Public policy considerations play a key role in determining the enforceability of ipso facto clauses. Courts frequently weigh whether enforcement would undermine societal interests, such as debtor rehabilitation or consumer protections. For example, clauses that discourage bankruptcy filings may be invalidated for conflicting with the rehabilitative goals of bankruptcy law. This judicial discretion ensures a balance between contractual freedom and public interest.
The concept of ipso facto clauses has evolved significantly, shaped by historical legal developments and changing economic conditions. Historically, these clauses were rigidly enforced, reflecting a legal environment that emphasized strict adherence to contractual terms. Over time, as economic systems grew more complex, legal frameworks adapted to address the need for equitable treatment in insolvency situations.
The enactment of the U.S. Bankruptcy Code in 1978 marked a pivotal shift in limiting the enforceability of ipso facto clauses, protecting debtors and ensuring fair treatment of creditors. This legislative change recognized the need to balance contractual rights with broader economic and social considerations.
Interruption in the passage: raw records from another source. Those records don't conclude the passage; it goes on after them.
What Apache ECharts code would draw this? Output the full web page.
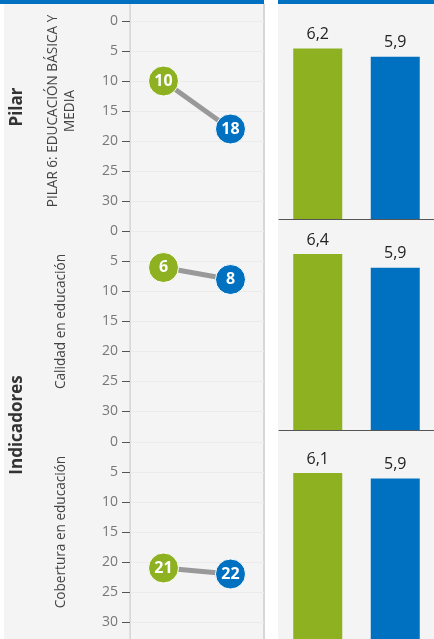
<!DOCTYPE html>
<html>
<head>
<meta charset="utf-8">
<script src="https://cdn.jsdelivr.net/npm/echarts@6/dist/echarts.min.js"></script>
<style>
html,body{margin:0;padding:0;background:#fff;}
#chart{width:434px;height:639px;}
</style>
</head>
<body>
<div id="chart"></div>
<script>
// ---- data ----
const periods = ['Periodo 1', 'Periodo 2'];
const panelTitles = ['PILAR 6: EDUCACIÓN BÁSICA Y\nMEDIA', 'Calidad en educación', 'Cobertura en educación'];
const groupLabels = ['Pilar', 'Indicadores'];
const rankValues = [[10, 18], [6, 8], [21, 22]];
const scoreValues = [[6.2, 5.9], [6.4, 5.9], [6.1, 5.9]];
const rankMin = 0, rankMax = 30, rankStep = 5;
const scoreMax = 7;

const GREEN = '#8db121';
const BLUE = '#0070c0';
const FONT = 'Open Sans';
const colors = [GREEN, BLUE];

const chart = echarts.init(document.getElementById('chart'));

const grid = [], xAxis = [], yAxis = [], series = [];
const panelStep = 210.5;

panelTitles.forEach((title, i) => {
  // left: rank panel
  grid.push({left: 130, width: 134, top: 21 + panelStep * i, height: 180});
  xAxis.push({
    gridIndex: grid.length - 1, type: 'category', data: periods, boundaryGap: true,
    axisLine: {show: false}, axisTick: {show: false}, axisLabel: {show: false}
  });
  yAxis.push({
    gridIndex: grid.length - 1, type: 'value', inverse: true,
    min: rankMin, max: rankMax, interval: rankStep,
    name: title, nameLocation: 'middle', nameRotate: 90,
    nameGap: i === 0 ? 51 : 60,
    nameTextStyle: {fontFamily: FONT, fontSize: 13.6, color: '#444', lineHeight: 17},
    axisLine: {show: false},
    axisTick: {show: true, length: 8, lineStyle: {color: '#555'}},
    axisLabel: {fontFamily: FONT, fontSize: 14, color: '#777', margin: 12},
    splitLine: {show: true, lineStyle: {color: '#ebebeb'}}
  });
  series.push({
    type: 'line', xAxisIndex: grid.length - 1, yAxisIndex: grid.length - 1,
    data: rankValues[i].map((v, k) => ({value: v, itemStyle: {color: colors[k]}})),
    symbol: 'circle', symbolSize: 30,
    itemStyle: {borderColor: '#ffffff', borderWidth: 1},
    lineStyle: {color: '#999', width: 5},
    label: {show: true, position: 'inside', color: '#fff', fontWeight: 'bold', fontSize: 16, fontFamily: FONT},
    silent: true, animation: false
  });
});

panelTitles.forEach((title, i) => {
  // right: score panel
  const baseline = 219 + 211 * i;
  const h = 27.5 * scoreMax;
  grid.push({left: 279, width: 156, top: baseline - h, height: h});
  xAxis.push({
    gridIndex: grid.length - 1, type: 'category', data: periods, boundaryGap: true,
    axisLine: {show: true, lineStyle: {color: '#555', width: 1}},
    axisTick: {show: false}, axisLabel: {show: false}
  });
  yAxis.push({
    gridIndex: grid.length - 1, type: 'value', min: 0, max: scoreMax, show: false,
    splitLine: {show: false}
  });
  series.push({
    type: 'bar', xAxisIndex: grid.length - 1, yAxisIndex: grid.length - 1,
    data: scoreValues[i].map((v, k) => ({value: v, itemStyle: {color: colors[k]}})),
    barWidth: 49,
    label: {
      show: true, position: 'top', distance: 6, color: '#222', fontSize: 16, fontFamily: FONT,
      formatter: p => String(p.value).replace('.', ',')
    },
    silent: true, animation: false
  });
});

const graphic = [
  {type: 'rect', z: -10, shape: {x: 4, y: 4, width: 260, height: 640}, style: {fill: '#f4f4f4'}},
  {type: 'rect', z: -10, shape: {x: 278, y: 4, width: 156, height: 640}, style: {fill: '#f4f4f4'}},
  {type: 'rect', z: -9, shape: {x: 0, y: 0, width: 264, height: 4}, style: {fill: BLUE}},
  {type: 'rect', z: -9, shape: {x: 278, y: 0, width: 156, height: 4}, style: {fill: BLUE}},
  {type: 'rect', z: -9, shape: {x: 263, y: 4, width: 2, height: 640}, style: {fill: '#d6d6d6'}},
  {type: 'rect', z: -9, shape: {x: 129.5, y: 4, width: 1.2, height: 640}, style: {fill: '#cccccc'}},
  {type: 'text', x: 17, y: 107, rotation: Math.PI / 2,
    style: {text: groupLabels[0], fontFamily: FONT, fontSize: 17, fontWeight: 'bold', fill: '#333', align: 'center', verticalAlign: 'middle'}},
  {type: 'text', x: 17, y: 425, rotation: Math.PI / 2,
    style: {text: groupLabels[1], fontFamily: FONT, fontSize: 17, fontWeight: 'bold', fill: '#333', align: 'center', verticalAlign: 'middle'}}
];

chart.setOption({
  animation: false,
  backgroundColor: '#ffffff',
  textStyle: {fontFamily: FONT},
  grid, xAxis, yAxis, series, graphic
});
</script>
</body>
</html>
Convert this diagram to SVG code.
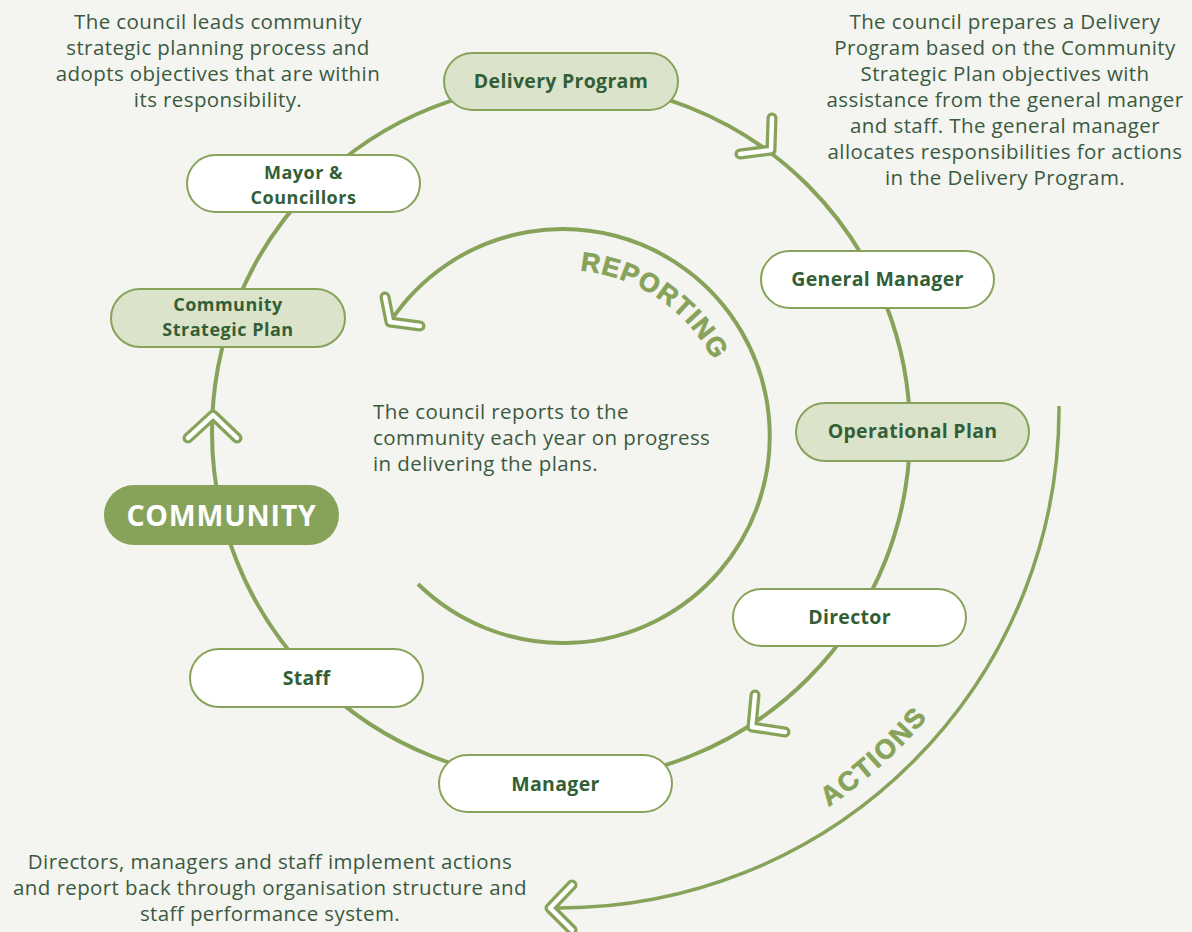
<svg xmlns="http://www.w3.org/2000/svg" width="1192" height="932" viewBox="0 0 1192 932">
<style>
.bg{fill:#f4f4f0}
.ring{fill:none;stroke:#87a35a;stroke-width:4}
.chevO{fill:none;stroke:#87a35a;stroke-width:11;stroke-linecap:round;stroke-linejoin:round}
.chevI{fill:none;stroke:#ffffff;stroke-width:4.5;stroke-linecap:round;stroke-linejoin:round}
.nodeW{fill:#ffffff;stroke:#87a35a;stroke-width:2}
.nodeL{fill:#dbe3cb;stroke:#87a35a;stroke-width:2}
.nodeD{fill:#87a35a}
.lbl{font-family:"Open Sans","Liberation Sans",sans-serif;font-weight:bold;font-size:19.5px;letter-spacing:0.3px;fill:#335f36;text-anchor:middle}
.lbl2{font-size:18px;letter-spacing:0.5px}
.desc{font-family:"Open Sans","Liberation Sans",sans-serif;font-size:20.5px;letter-spacing:0.4px;fill:#3a5a40}
.mid{text-anchor:middle}
.arcTxt{font-family:"Liberation Sans","Open Sans",sans-serif;font-weight:bold;fill:#87a35a;stroke:#87a35a;stroke-width:0.7px}
</style>
<defs>
<path id="repPath" d="M 565,270 A 167 167 0 0 1 732,437"/>
<path id="actPath" d="M 828.4,806.9 A 480 480 0 0 0 1040,409"/>
</defs>
<rect class="bg" x="0" y="0" width="1192" height="932"/>

<g id="connectors">
  <circle class="ring" cx="561" cy="432" r="349"/>
  <path class="ring" d="M 418,584 A 207 207 0 1 0 390,322"/>
  <path class="ring" d="M 1059,406 A 499 499 0 0 1 560,908 L 551,908" style="stroke-width:3.5"/>
  <polyline class="chevO" points="772,118 771,150 740,154"/>
  <polyline class="chevI" points="772,118 771,150 740,154"/>
  <polyline class="chevO" points="755,695 752,727 785,732"/>
  <polyline class="chevI" points="755,695 752,727 785,732"/>
  <polyline class="chevO" points="188,438 213,415 237,438"/>
  <polyline class="chevI" points="188,438 213,415 237,438"/>
  <polyline class="chevO" points="385,297 390,322 420,326"/>
  <polyline class="chevI" points="385,297 390,322 420,326"/>
  <polyline class="chevO" points="572,885 550,908 572,930"/>
  <polyline class="chevI" points="572,885 550,908 572,930"/>
  <text class="arcTxt" font-size="26.5" letter-spacing="1.2"><textPath href="#repPath" startOffset="15">REPORTING</textPath></text>
  <text class="arcTxt" font-size="27" letter-spacing="2"><textPath href="#actPath" startOffset="0">ACTIONS</textPath></text>
</g>

<g id="node-delivery-program">
  <rect class="nodeL" x="444" y="53" width="234" height="57" rx="28.5"/>
  <text class="lbl" x="561" y="88">Delivery Program</text>
</g>
<g id="node-mayor">
  <rect class="nodeW" x="187" y="155" width="233" height="57" rx="28.5"/>
  <text class="lbl lbl2" x="303.5" y="179">Mayor &amp;</text>
  <text class="lbl lbl2" x="303.5" y="204">Councillors</text>
</g>
<g id="node-csp">
  <rect class="nodeL" x="111" y="289" width="234" height="58" rx="29"/>
  <text class="lbl lbl2" x="228" y="311">Community</text>
  <text class="lbl lbl2" x="228" y="336">Strategic Plan</text>
</g>
<g id="node-community">
  <rect class="nodeD" x="104" y="485" width="235" height="60" rx="30"/>
  <text x="221.5" y="526" text-anchor="middle" font-family="'Open Sans','Liberation Sans',sans-serif" font-weight="bold" font-size="28.5" fill="#ffffff" letter-spacing="0.8">COMMUNITY</text>
</g>
<g id="node-staff">
  <rect class="nodeW" x="190" y="649" width="233" height="58" rx="29"/>
  <text class="lbl" x="306.5" y="685">Staff</text>
</g>
<g id="node-manager">
  <rect class="nodeW" x="439" y="755" width="233" height="57" rx="28.5"/>
  <text class="lbl" x="555.5" y="791">Manager</text>
</g>
<g id="node-director">
  <rect class="nodeW" x="733" y="589" width="233" height="57" rx="28.5"/>
  <text class="lbl" x="849.5" y="624">Director</text>
</g>
<g id="node-operational-plan">
  <rect class="nodeL" x="796" y="403" width="233" height="58" rx="29"/>
  <text class="lbl" x="912.5" y="438">Operational Plan</text>
</g>
<g id="node-general-manager">
  <rect class="nodeW" x="761" y="251" width="233" height="57" rx="28.5"/>
  <text class="lbl" x="877.5" y="286">General Manager</text>
</g>

<g id="descriptions">
  <text class="desc mid" x="218" y="29">The council leads community</text>
  <text class="desc mid" x="218" y="55">strategic planning process and</text>
  <text class="desc mid" x="218" y="81">adopts objectives that are within</text>
  <text class="desc mid" x="218" y="107">its responsibility.</text>

  <text class="desc mid" x="1005" y="29">The council prepares a Delivery</text>
  <text class="desc mid" x="1005" y="55">Program based on the Community</text>
  <text class="desc mid" x="1005" y="81">Strategic Plan objectives with</text>
  <text class="desc mid" x="1005" y="107">assistance from the general manger</text>
  <text class="desc mid" x="1005" y="133">and staff. The general manager</text>
  <text class="desc mid" x="1005" y="159">allocates responsibilities for actions</text>
  <text class="desc mid" x="1005" y="185">in the Delivery Program.</text>

  <text class="desc" x="373" y="419">The council reports to the</text>
  <text class="desc" x="373" y="445">community each year on progress</text>
  <text class="desc" x="373" y="471">in delivering the plans.</text>

  <text class="desc mid" x="270" y="869">Directors, managers and staff implement actions</text>
  <text class="desc mid" x="270" y="895">and report back through organisation structure and</text>
  <text class="desc mid" x="270" y="921">staff performance system.</text>
</g>
</svg>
Court decisions have further refined the application of ipso facto clauses. For example, the case of Lubrizol Enterprises, Inc. v. Richmond Metal Finishers, Inc. highlighted the potential consequences of enforcing such clauses in bankruptcy, prompting legislative amendments to protect intellectual property licenses from automatic termination. These cases illustrate the dynamic interplay between legislative intent and judicial interpretation.